GOAL:
Your task is to repeat the lines from the line with "What matplotlib code" to the line with "plt.rcParams['font.family'] = ['Liberation", both ends included, and nothing else. Pictures stay out of the copy.

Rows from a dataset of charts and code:
'''

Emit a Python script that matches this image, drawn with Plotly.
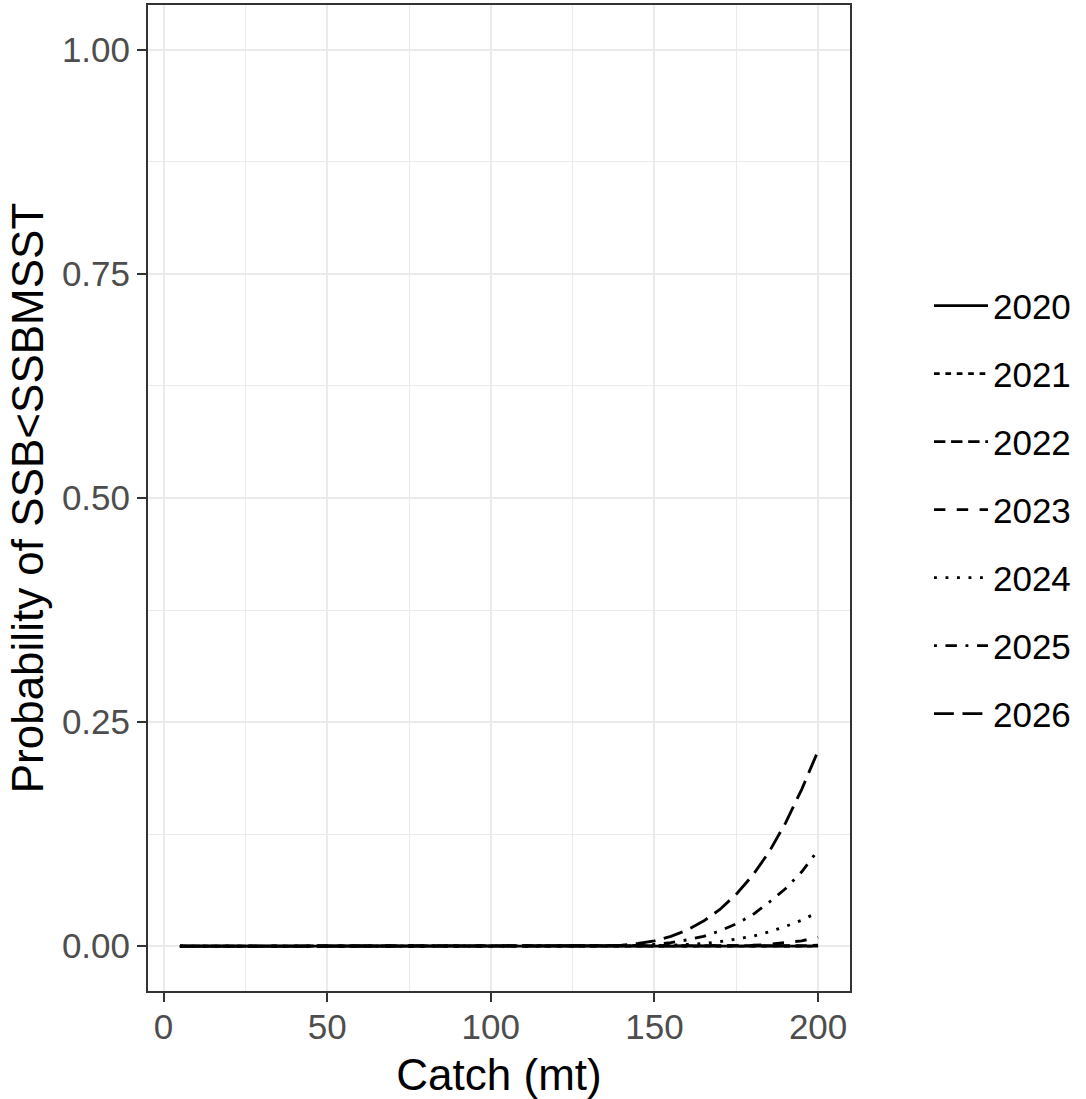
import plotly.graph_objects as go

# catch levels (mt)
catch = [5, 10, 15, 20, 25, 30, 35, 40, 45, 50,
         55, 60, 65, 70, 75, 80, 85, 90, 95, 100,
         105, 110, 115, 120, 125, 130, 135, 140, 145, 150,
         155, 160, 165, 170, 175, 180, 185, 190, 195, 200]

# probability of SSB < SSB_MSST, one list per year
prob_2020 = [0, 0, 0, 0, 0, 0, 0, 0, 0, 0,
             0, 0, 0, 0, 0, 0, 0, 0, 0, 0,
             0, 0, 0, 0, 0, 0, 0, 0, 0, 0,
             0, 0, 0, 0, 0, 0, 0, 0, 0, 0]
prob_2021 = [0, 0, 0, 0, 0, 0, 0, 0, 0, 0,
             0, 0, 0, 0, 0, 0, 0, 0, 0, 0,
             0, 0, 0, 0, 0, 0, 0, 0, 0, 0,
             0, 0, 0, 0, 0, 0, 0, 0, 0, 0]
prob_2022 = [0, 0, 0, 0, 0, 0, 0, 0, 0, 0,
             0, 0, 0, 0, 0, 0, 0, 0, 0, 0,
             0, 0, 0, 0, 0, 0, 0, 0, 0, 0,
             0, 0, 0, 0, 0, 0, 0.0001, 0.0002, 0.0005, 0.001]
prob_2023 = [0, 0, 0, 0, 0, 0, 0, 0, 0, 0,
             0, 0, 0, 0, 0, 0, 0, 0, 0, 0,
             0, 0, 0, 0, 0, 0, 0, 0, 0, 0,
             0, 0, 0.0001, 0.0003, 0.0006, 0.001, 0.002, 0.004, 0.006, 0.010]
prob_2024 = [0, 0, 0, 0, 0, 0, 0, 0, 0, 0,
             0, 0, 0, 0, 0, 0, 0, 0, 0, 0,
             0, 0, 0, 0, 0, 0, 0, 0, 0, 0.0003,
             0.001, 0.002, 0.003, 0.005, 0.008, 0.011, 0.016, 0.022, 0.029, 0.038]
prob_2025 = [0, 0, 0, 0, 0, 0, 0, 0, 0, 0,
             0, 0, 0, 0, 0, 0, 0, 0, 0, 0,
             0, 0, 0, 0, 0, 0, 0, 0.0005, 0.001, 0.002,
             0.004, 0.007, 0.011, 0.017, 0.025, 0.035, 0.049, 0.064, 0.083, 0.107]
prob_2026 = [0, 0, 0, 0, 0, 0, 0, 0, 0, 0,
             0, 0, 0, 0, 0, 0, 0, 0, 0, 0,
             0, 0, 0, 0, 0, 0, 0.0005, 0.001, 0.003, 0.006,
             0.011, 0.018, 0.028, 0.041, 0.058, 0.079, 0.105, 0.137, 0.175, 0.218]

years = ["2020", "2021", "2022", "2023", "2024", "2025", "2026"]
probs = [prob_2020, prob_2021, prob_2022, prob_2023, prob_2024, prob_2025, prob_2026]

x_ticks = [0, 50, 100, 150, 200]
y_ticks = [0, 0.25, 0.5, 0.75, 1.0]

# ggplot-style linetypes (solid, 22, 42, 44, 13, 1343, 73) scaled by line width
lw = 2.85
u = lambda n: f"{n * lw:.1f}px"
dashes = ["solid",
          f"{u(2)},{u(2)}",
          f"{u(4)},{u(2)}",
          f"{u(4)},{u(4)}",
          f"{u(1)},{u(3)}",
          f"{u(1)},{u(3)},{u(4)},{u(3)}",
          f"{u(7)},{u(3)}"]

FONT = "Arial, Liberation Sans, sans-serif"
TITLE_SIZE = 44
TEXT_SIZE = 35

fig = go.Figure()
for year, p, dash in zip(years, probs, dashes):
    fig.add_trace(go.Scatter(
        x=catch, y=p, mode="lines", name=year, legendgroup=year,
        line=dict(color="black", width=lw, dash=dash),
    ))

axis_common = dict(
    showgrid=True, gridcolor="#EBEBEB", gridwidth=2,
    zeroline=False,
    showline=True, mirror=True, linecolor="#333333", linewidth=2,
    ticks="outside", ticklen=9, tickwidth=2, tickcolor="#333333",
    tickfont=dict(family=FONT, size=TEXT_SIZE, color="#4D4D4D"),
)

fig.update_xaxes(
    **axis_common,
    range=[-4.75, 209.75], tickvals=x_ticks, ticklabelstandoff=-5,
    minor=dict(tickvals=[25, 75, 125, 175], showgrid=True,
               gridcolor="#EBEBEB", gridwidth=1, ticks=""),
    title=dict(text="Catch (mt)", font=dict(family=FONT, size=TITLE_SIZE, color="black"),
               standoff=14),
)
fig.update_yaxes(
    **axis_common,
    range=[-0.05, 1.05], tickvals=y_ticks, tickformat=".2f",
    minor=dict(tickvals=[0.125, 0.375, 0.625, 0.875], showgrid=True,
               gridcolor="#EBEBEB", gridwidth=1, ticks=""),
    title=dict(text="Probability of SSB<SSBMSST",
               font=dict(family=FONT, size=TITLE_SIZE, color="black"), standoff=4),
)

fig.update_layout(
    width=1086, height=1099,
    margin=dict(l=148, r=236, t=5, b=108, autoexpand=False),
    plot_bgcolor="white", paper_bgcolor="white",
    font=dict(family=FONT),
    legend=dict(
        x=1.1125, y=0.488, xanchor="left", yanchor="middle",
        font=dict(family=FONT, size=TEXT_SIZE, color="black"),
        itemwidth=54, tracegroupgap=19.5, bgcolor="rgba(0,0,0,0)",
    ),
)

# drop the default 8px body margin so the figure fills the window
fig.write_html("out.html", config={"displayModeBar": False},
               post_script="document.body.style.margin = '0';")
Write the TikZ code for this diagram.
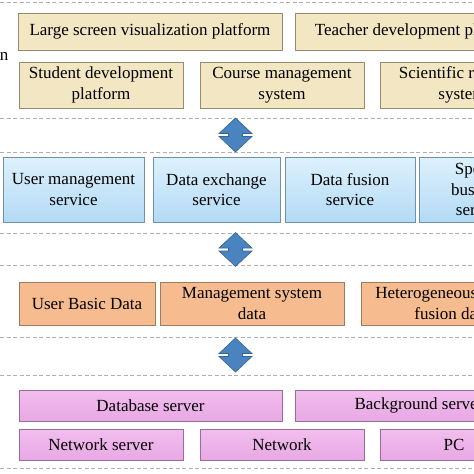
\documentclass[tikz,border=0pt]{standalone}
\usepackage{fontspec}
\setmainfont{Liberation Serif}
\usetikzlibrary{shadows}
\definecolor{tanfill}{RGB}{243,230,194}
\definecolor{tanline}{RGB}{150,138,112}
\definecolor{bluetop}{RGB}{222,241,253}
\definecolor{bluebot}{RGB}{178,218,245}
\definecolor{blueline}{RGB}{115,145,165}
\definecolor{orfill}{RGB}{246,188,143}
\definecolor{orline}{RGB}{160,122,92}
\definecolor{pktop}{RGB}{242,190,238}
\definecolor{pkbot}{RGB}{232,168,228}
\definecolor{pkline}{RGB}{150,110,150}
\definecolor{arrfill}{RGB}{74,132,192}
\definecolor{arrline}{RGB}{52,100,150}
\definecolor{dashgray}{RGB}{175,175,175}
\tikzset{
  basebox/.style={draw, line width=0.9pt, inner sep=0pt, align=center,
    font=\fontsize{17}{20.5}\selectfont,
    drop shadow={shadow xshift=1.2pt, shadow yshift=-1.2pt, fill=black, opacity=0.22}},
  tanbox/.style={basebox, fill=tanfill, draw=tanline},
  bluebox/.style={basebox, top color=bluetop, bottom color=bluebot, draw=blueline},
  orbox/.style={basebox, fill=orfill, draw=orline},
  pkbox/.style={basebox, top color=pktop, bottom color=pkbot, draw=pkline},
  sep/.style={draw=dashgray, line width=0.9pt, dash pattern=on 4pt off 2.5pt},
  layerarrow/.style={fill=arrfill, draw=arrline, line width=0.6pt, line join=miter},
}
\begin{document}
\begin{tikzpicture}[x=1pt,y=-1pt]
\useasboundingbox (0,0) rectangle (474,474);
\begin{scope}
\clip (0,0) rectangle (474,474);
\fill[white] (0,0) rectangle (474,474);
% separators
\foreach \yy in {2,118,152,233,265,337,375,468}
  \draw[sep] (0,\yy) -- (474,\yy);
% label fragment
\node[anchor=base east, inner sep=0pt, font=\fontsize{17}{20.5}\selectfont] (applbl) at (8.5,60) {n};
% layer 1
\node[tanbox, minimum width=264pt, minimum height=37pt] (lsv) at (150,31.5) {Large screen visualization platform};
\node[tanbox, minimum width=248pt, minimum height=37pt] (tdp) at (419,31.5) {Teacher development platform};
\node[tanbox, minimum width=164pt, minimum height=46pt] (sdp) at (101,85) {Student development\\platform};
\node[tanbox, minimum width=164pt, minimum height=46pt] (cms) at (282,85) {Course management\\system};
\node[tanbox, minimum width=164pt, minimum height=46pt] (srs) at (462,85) {Scientific research\\system};
% layer 2
\node[bluebox, minimum width=141pt, minimum height=65pt] (ums) at (73.5,189.5) {User management\\service};
\node[bluebox, minimum width=127pt, minimum height=65pt] (des) at (216.5,189.5) {Data exchange\\service};
\node[bluebox, minimum width=130pt, minimum height=65pt] (dfs) at (350,189.5) {Data fusion\\service};
\node[bluebox, minimum width=122pt, minimum height=65pt] (sbs) at (480,189.5) {Special\\business\\service};
% layer 3
\node[orbox, minimum width=136pt, minimum height=43pt] (ubd) at (87,303.5) {User Basic Data};
\node[orbox, minimum width=184pt, minimum height=43pt] (msd) at (252,303.5) {Management system\\data};
\node[orbox, minimum width=182pt, minimum height=43pt] (hsf) at (452,303.5) {Heterogeneous system\\fusion data};
% layer 4
\node[pkbox, minimum width=263pt, minimum height=31pt] (dbs) at (150.5,405.5) {Database server};
\node[pkbox, minimum width=248pt, minimum height=31pt] (bgs) at (419,405.5) {Background server};
\node[pkbox, minimum width=164pt, minimum height=31pt] (nws) at (101,444.5) {Network server};
\node[pkbox, minimum width=164pt, minimum height=31pt] (nw) at (282,444.5) {Network};
\node[pkbox, minimum width=148pt, minimum height=31pt] (pc) at (454,444.5) {PC};
% arrows between layers
\foreach \cy/\nm in {135/arrA, 249.5/arrB, 355/arrC}{
  \coordinate (\nm) at (235.5,\cy);
  \draw[layerarrow] ([shift={(0,-17)}]\nm) -- ([shift={(16.5,-1.5)}]\nm) -- ([shift={(7,-1.5)}]\nm)
    -- ([shift={(7,1.5)}]\nm) -- ([shift={(16.5,1.5)}]\nm) -- ([shift={(0,17)}]\nm)
    -- ([shift={(-16.5,1.5)}]\nm) -- ([shift={(-7,1.5)}]\nm) -- ([shift={(-7,-1.5)}]\nm)
    -- ([shift={(-16.5,-1.5)}]\nm) -- cycle;
}
\end{scope}
\end{tikzpicture}
\end{document}
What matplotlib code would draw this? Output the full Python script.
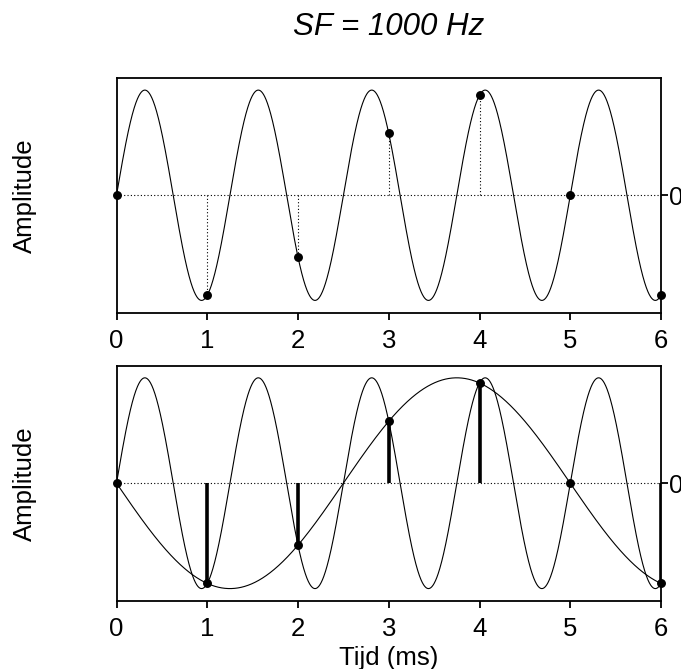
import numpy as np
import matplotlib
matplotlib.use("Agg")
import matplotlib.pyplot as plt

plt.rcParams['font.family'] = ['Liberation Sans', 'DejaVu Sans']

# Signal and sampling parameters
title_text = "SF = 1000 Hz"
x_label = "Tijd (ms)"
y_label = "Amplitude"
signal_khz = 0.8        # 800 Hz tone
alias_khz = 0.2         # 200 Hz alias (inverted phase)
sample_times = [0, 1, 2, 3, 4, 5, 6]                          # ms
sample_values = [0.0, -0.95, -0.59, 0.59, 0.95, 0.0, -0.95]    # amplitude at each sample
x_ticks = [0, 1, 2, 3, 4, 5, 6]

t = np.linspace(0, 6, 2000)
tone = np.sin(2 * np.pi * signal_khz * t)
alias = -np.sin(2 * np.pi * alias_khz * t)

W, H = 681, 669
fig = plt.figure(figsize=(W / 100, H / 100), dpi=100)

left = 116.5 / W
width = (661 - 116.5) / W
ax1 = fig.add_axes([left, 1 - 312.5 / H, width, (312.5 - 78) / H])
ax2 = fig.add_axes([left, 1 - 600.7 / H, width, (600.7 - 365.7) / H])

for ax in (ax1, ax2):
    ax.set_xlim(0, 6)
    ax.set_ylim(-1.115, 1.115)
    ax.plot(t, tone, color='black', lw=0.8)
    ax.axhline(0, color='black', lw=0.8, ls=(0, (1, 2)))
    for s in ax.spines.values():
        s.set_linewidth(1.3)
    ax.set_xticks(x_ticks)
    ax.set_xticklabels([str(v) for v in x_ticks])
    ax.tick_params(axis='x', direction='out', length=5, width=1.3, pad=7,
                   labelsize=18.5)
    ax.yaxis.tick_right()
    ax.set_yticks([0])
    ax.set_yticklabels(['0'])
    ax.tick_params(axis='y', direction='out', length=5, width=1.3, pad=0.5,
                   labelsize=18.5)
    ax.yaxis.set_label_position('left')
    ax.set_ylabel(y_label, fontsize=18.5)
    # label's baseline side sits at x = 37 px
    ax.yaxis.set_label_coords(-(116.5 - 37) / (661 - 116.5), 0.5)

# Top: samples with dotted drop lines
ax1.vlines(sample_times, 0, sample_values, colors='black', lw=0.8,
           linestyles=(0, (1, 2)))
ax1.plot(sample_times, sample_values, 'o', color='black', ms=5.4, clip_on=False,
         zorder=5)
ax1.set_title(title_text, fontsize=22.5, style='italic', pad=31)

# Bottom: sample stems and the reconstructed alias
ax2.plot(t, alias, color='black', lw=0.8)
ax2.vlines(sample_times, 0, sample_values, colors='black', lw=2.6)
ax2.plot(sample_times, sample_values, 'o', color='black', ms=5.4, clip_on=False,
         zorder=5)
ax2.set_xlabel(x_label, fontsize=18.5, labelpad=3)

fig.savefig("out.png", dpi=100)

'''

EXPECTED OUTPUT:
What matplotlib code would draw this? Output the full Python script.
import numpy as np
import matplotlib
matplotlib.use("Agg")
import matplotlib.pyplot as plt

plt.rcParams['font.family'] = ['Liberation Sans', 'DejaVu Sans']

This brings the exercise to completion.